Louisiana state attorneys told the court: “There is little evidence that their patients’ interests actually align with Plaintiffs’ position that the burdens of such protections exceed their value. On the contrary, undisputed record evidence (including of Plaintiffs’ poor safety record, inadequate credentialing practices, and questionable efforts to undermine the law at issue) shows Plaintiffs are directly adverse to their patients’ interests. It is hard to imagine a worse case for third-party standing.”

The Los Angeles Times reports more:

Louisiana state lawyers … alleged a “serious conflict of interest” between what’s good for the doctors and what’s good for their patients.

“The doctors perform very brief procedures on drugged patients whom they never saw before and will never see again,” the state’s lawyers said. Yet in court, they “challenge a Louisiana health statute designed to protect those very patients from unscrupulous and incompetent abortion providers.”

Legal experts were taken aback by the court’s willingness to consider the standing of doctors and clinics to bring lawsuits.

“Taking the standing question was a bombshell,” said Mary Ziegler, a Florida State University law professor who has written on the history of abortion. “This is a part of the reversal strategy on the antiabortion side. They want to argue that abortion is unsafe, that it hurts women and that abortion providers are in it for profit. And practically, it could make it much more complicated to bring lawsuits” to challenge abortion laws, she said.
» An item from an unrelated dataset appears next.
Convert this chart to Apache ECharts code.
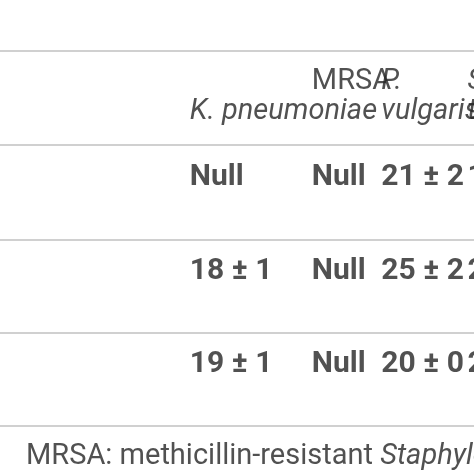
<!DOCTYPE html>
<html><head><meta charset="utf-8">
<script src="https://cdn.jsdelivr.net/npm/echarts@6/dist/echarts.min.js"></script>
<style>html,body{margin:0;padding:0;background:#fff}#c{width:474px;height:474px}</style>
</head><body><div id="c"></div>
<script>
// data
const headers = [["K. pneumoniae", true], ["MRSA", false], ["P.|vulgaris", true], ["S.|typhi", true]];
const colKP = ["Null", "18 ± 1", "19 ± 1"];
const colMRSA = ["Null", "Null", "Null"];
const colPV = ["21 ± 2", "25 ± 2", "20 ± 0"];
const colST = ["18 ± 1", "22 ± 1", "23 ± 2"];
const footnote = "MRSA: methicillin-resistant Staphylococcus aureus, Null: no activity";

// layout
const colX = [-50, 175, 303, 462];
const rowY = [177, 271, 364];
const ruleY = [51, 145, 240, 333, 426];
const columns = [colKP, colMRSA, colPV, colST];
const txt = '#262626';

const series = [];
const cellData = [];
columns.forEach((col, ci) => col.forEach((v, ri) => cellData.push({value: [colX[ci], rowY[ri]], name: v})));
series.push({
  type: 'scatter', symbolSize: 0, data: cellData, silent: true, clip: false,
  label: {show: true, position: 'right', distance: 0, formatter: p => p.name,
    fontFamily: 'Roboto', fontSize: 30, fontWeight: 'bold', color: txt, align: 'left', verticalAlign: 'middle'},
  markLine: {silent: true, symbol: 'none', label: {show: false},
    lineStyle: {color: '#d0d0d0', width: 2, type: 'solid'},
    data: ruleY.map(y => ({yAxis: y}))}
});
const headData = [];
headers.forEach((h, ci) => {
  const parts = h[0].split('|');
  if (parts.length === 1) headData.push({value: [colX[ci], ci === 0 ? 112 : 82], name: parts[0], it: h[1]});
  else { headData.push({value: [colX[ci], 82], name: parts[0], it: h[1]}); headData.push({value: [colX[ci], 112], name: parts[1], it: h[1]}); }
});
series.push({
  type: 'scatter', symbolSize: 0, silent: true, clip: false,
  data: headData.map(d => ({value: d.value, name: d.name, label: {fontStyle: d.it ? 'italic' : 'normal'}})),
  label: {show: true, position: 'right', distance: 0, formatter: p => p.name,
    fontFamily: 'Roboto', fontSize: 29, color: txt, align: 'left', verticalAlign: 'middle'}
});
const fParts = footnote.split('Staphylococcus aureus');
series.push({
  type: 'scatter', symbolSize: 0, silent: true, clip: false,
  data: [{value: [-352, 457], name: 'foot'}],
  label: {show: true, position: 'right', distance: 0, align: 'left', verticalAlign: 'middle',
    formatter: '{n|' + fParts[0] + '}{i|Staphylococcus aureus}{n|' + fParts[1] + '}',
    rich: {n: {fontFamily: 'Roboto', fontSize: 29, color: txt},
           i: {fontFamily: 'Roboto', fontSize: 29, color: txt, fontStyle: 'italic'}}}
});

const chart = echarts.init(document.getElementById('c'), null, {renderer: 'canvas'});
chart.setOption({
  animation: false,
  grid: {left: -400, right: 0, top: 0, bottom: 0},
  xAxis: {type: 'value', min: -400, max: 474, show: false},
  yAxis: {type: 'value', min: 0, max: 474, inverse: true, show: false},
  series: series
});
</script></body></html>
In November, the Louisiana Department of Justice announced suspicions about alleged criminal activity that may have happened at the Hope Medical Group. It accused the abortion facility of hiding evidence of criminal and professional misconduct from the U.S. Supreme Court. The state asked the Fifth Circuit to unseal documents in the closely-watched case.

A few weeks later, a Fifth Circuit ruling suggested one abortionist in the state may be performing abortions that lead to second-trimester babies being born alive.

The shocking revelations are reminiscent of the horrors that were uncovered at a Philadelphia abortion facility nearly a decade ago. Abortionist Kermit Gosnell later was convicted of murdering three newborn babies, putting women’s lives at risk and numerous other crimes at his “house of horrors” abortion facility.

The Gosnell horrors were a key reason why Louisiana and other states passed abortion clinic regulations such as the one currently at issue before the U.S. Supreme Court. Gosnell got away with his gristly, murderous abortion practice for years because of Pennsylvania’s lack of abortion clinic regulations.

Both pro-life and abortion activists are watching the case closely to see how the conservative-majority court will rule. This will be the first abortion case before President Donald Trump’s appointees, Justices Neil Gorsuch and Brett Kavanaugh.

The case will be a good indication of where Chief Justice John Roberts stands on abortion jurisprudence. Last year, Roberts voted with the four liberal justices to block the enforcement of the Louisiana law. However, in 2016, he sided with the conservative justices on the court to uphold a similar Texas law.

Oral arguments are scheduled for Wednesday, and the high court likely will rule on the case in June.